X3J11 thoughts (Standardization)

Dick Dunn rcd at opus.UUCP
Thu Aug 16 19:03:47 AEST 1984


Responding to Bill Price, on the effects of standardization wrt the Pascal
`for' statement.  Bill offered to correct a few inaccuracies.  >>=me, >=Price.
>>In Pascal, the controlled variable of a `for'
>>statement was originally just a variable.  
>Although the original language definition required "The control variable...
>must not be altered by the repeated statement."  This requirement was clarified
>and used in the development of the standard.

Bill is right, but there's nothing inaccurate about what I said--the
controlled variable WAS just a variable.  The requirement about not
altering the controlled variable quite naturally needed to be clarified,
since it was impossible to detect in any reasonable fashion as originally
stated.
 
>>                                                         The "ideal"
>>solution would have been to have the controlled variable be local to, and
>>declared by, the `for' statement itself.  
>The alternative ways of typing the control variable made this solution far
>from ideal.  If the type were given in the for-statement, then all for-
>statements would have been broken...<<and other difficulties>>

I didn't mean to imply that this would have been a viable approach for an
existing language.  It wouldn't.  What I meant was an "ideal" way to do
things in a new language (according to certain goals).  Standards efforts
(except for Ada:-) are not supposed to develop new languages.  It IS
possible to surmount the difficulties of declaring the controlled variable
implicitly at the opening of the for-loop.  As I said before, see ALGOL 68
for an example.

>>                  SO they took a middle ground and required only that it be
>>a local variable. 
>Not quite so--the 'middle ground' requires it to be a local variable, to be 
>sure, but it also requires that there be no alteration of it (e.g., 
>assignment to it) in any procedure which the forstatement can call, and that
>the forstatement itself may not alter it...

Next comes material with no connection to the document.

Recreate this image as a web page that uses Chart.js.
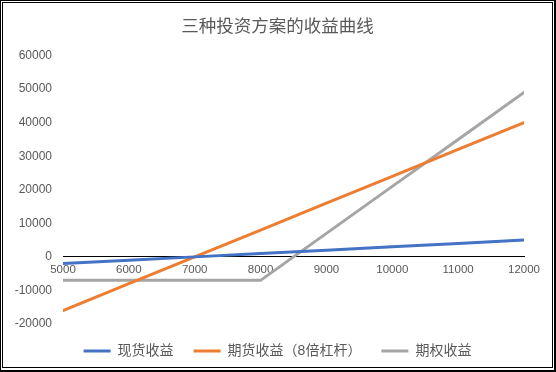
<!DOCTYPE html>
<html>
<head>
<meta charset="utf-8">
<script src="https://cdn.jsdelivr.net/npm/chart.js@4"></script>
<style>
  body { margin: 0; background: #fff; }
  .outer {
    position: absolute; left: 0; top: 0; width: 556px; height: 372px;
    box-sizing: border-box;
    border-left: 1px solid #000; border-top: 1px solid #000;
    border-right: 2px solid #000; border-bottom: 2px solid #000;
  }
  .inner {
    position: absolute; left: 1px; top: 1px; width: 551px; height: 366px;
    box-sizing: border-box; border: 1px solid #000;
  }
  canvas { display: block; }
</style>
</head>
<body>
<div class="outer"><div class="inner"><canvas id="c" width="549" height="364"></canvas></div></div>
<script>
const prices = [5000, 6000, 7000, 8000, 9000, 10000, 11000, 12000];
const spotProfit = [-2000, -1000, 0, 1000, 2000, 3000, 4000, 5000];
const futuresProfit = [-16000, -8000, 0, 8000, 16000, 24000, 32000, 40000];
const optionProfit = [-7000, -7000, -7000, -7000, 7000, 21000, 35000, 49000];
const seriesNames = ['现货收益', '期货收益（8倍杠杆）', '期权收益'];

const FONT = "'Liberation Sans', 'Noto Sans CJK SC', sans-serif";
const TEXT = '#595959';

const pts = arr => arr.map((v, i) => ({ x: prices[i], y: v }));

const ctx = document.getElementById('c').getContext('2d');
const chart = new Chart(ctx, {
    type: 'line',
    data: {
        datasets: [
            { label: seriesNames[0], data: pts(spotProfit), borderColor: '#4472C4', backgroundColor: '#4472C4', borderWidth: 3 },
            { label: seriesNames[1], data: pts(futuresProfit), borderColor: '#ED7D31', backgroundColor: '#ED7D31', borderWidth: 3 },
            { label: seriesNames[2], data: pts(optionProfit), borderColor: '#A5A5A5', backgroundColor: '#A5A5A5', borderWidth: 3 }
        ]
    },
    options: {
        responsive: false,
        animation: false,
        elements: { point: { radius: 0 }, line: { tension: 0, borderCapStyle: 'round' } },
        layout: { padding: { left: 0, right: 0, top: 0, bottom: -1 } },
        plugins: {
            title: {
                display: true,
                text: '三种投资方案的收益曲线',
                color: TEXT,
                font: { family: FONT, size: 17.5, weight: 'normal' },
                padding: { top: 14, bottom: 17.5 }
            },
            legend: {
                position: 'bottom',
                labels: {
                    color: TEXT,
                    font: { family: FONT, size: 14 },
                    boxWidth: 27,
                    boxHeight: 3,
                    padding: 20,
                    // draw the legend keys as flat bars, without the dataset border
                    generateLabels: c => Chart.defaults.plugins.legend.labels.generateLabels(c)
                        .map(l => ({ ...l, lineWidth: 0 }))
                }
            },
            tooltip: { enabled: false }
        },
        scales: {
            x: {
                type: 'linear',
                position: { y: 0 },
                min: 5000,
                max: 12000,
                grid: { display: false, drawTicks: false },
                border: { display: true, color: '#000', width: 1 },
                ticks: {
                    stepSize: 1000,
                    color: TEXT,
                    font: { family: FONT, size: 11.5 },
                    padding: 6,
                    maxRotation: 0,
                    callback: v => String(v)
                }
            },
            y: {
                min: -20000,
                max: 60000,
                grid: { display: false, drawTicks: false },
                border: { display: false },
                ticks: {
                    stepSize: 10000,
                    color: TEXT,
                    font: { family: FONT, size: 12 },
                    padding: 11,
                    callback: v => String(v)
                },
                afterFit: s => { s.width = 60; }
            },
            // empty right-hand axis: only reserves the white margin on the right
            yRight: {
                position: 'right',
                grid: { display: false, drawTicks: false },
                border: { display: false },
                ticks: { display: false },
                afterFit: s => { s.width = 28; }
            }
        }
    }
});
</script>
</body>
</html>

This IS a middle ground between making the controlled variable something
which is entirely owned by the for-statement and unalterable (i.e., not
really a variable, in the ALGOL 68 style) and something which is a general
variable (in the Algol 60 style or conventional C usage).  It is not a
middle ground on the alteration issue.  The original Pascal was MORE
permissive here--it only required that there be no alteration of the
controlled variable within the loop.  The standard (unless it changed since
the last time I saw it; Bill may correct me) requires, in effect, that
there be no potential for alteration of the variable--e.g., that it not be
passed as a VAR parameter.  The standard is more restrictive in principle
but in practice it hurts very little here, and it makes violations easily
detectable at compilation time.  I find it hard to fault this aspect of the
standard.

>>                         Finally, they broke some programs in the process
>>of making the change.
>But the number of programs broken was the smallest that we could manage.  Any
>other approach would have broken more...

This is emphatically false.  Had they not changed the definition to
restrict the controlled variable to a variable local to the procedure in
which the for statement occurs, fewer programs (probably none) would have
been broken as a result of the for-statement definition in the standard.
And if a couple of my programs hadn't been among the ones that got broken,
I wouldn't be so pissy about it.  But they did break, and the fixes weren't
entirely trivial.  My original point was about the occasional halfway-fix
that sometimes comes out of standardization efforts, and I stand by it.
-- 
Dick Dunn	{hao,ucbvax,allegra}!nbires!rcd		(303)444-5710 x3086
	...Never attribute to malice what can be explained by stupidity.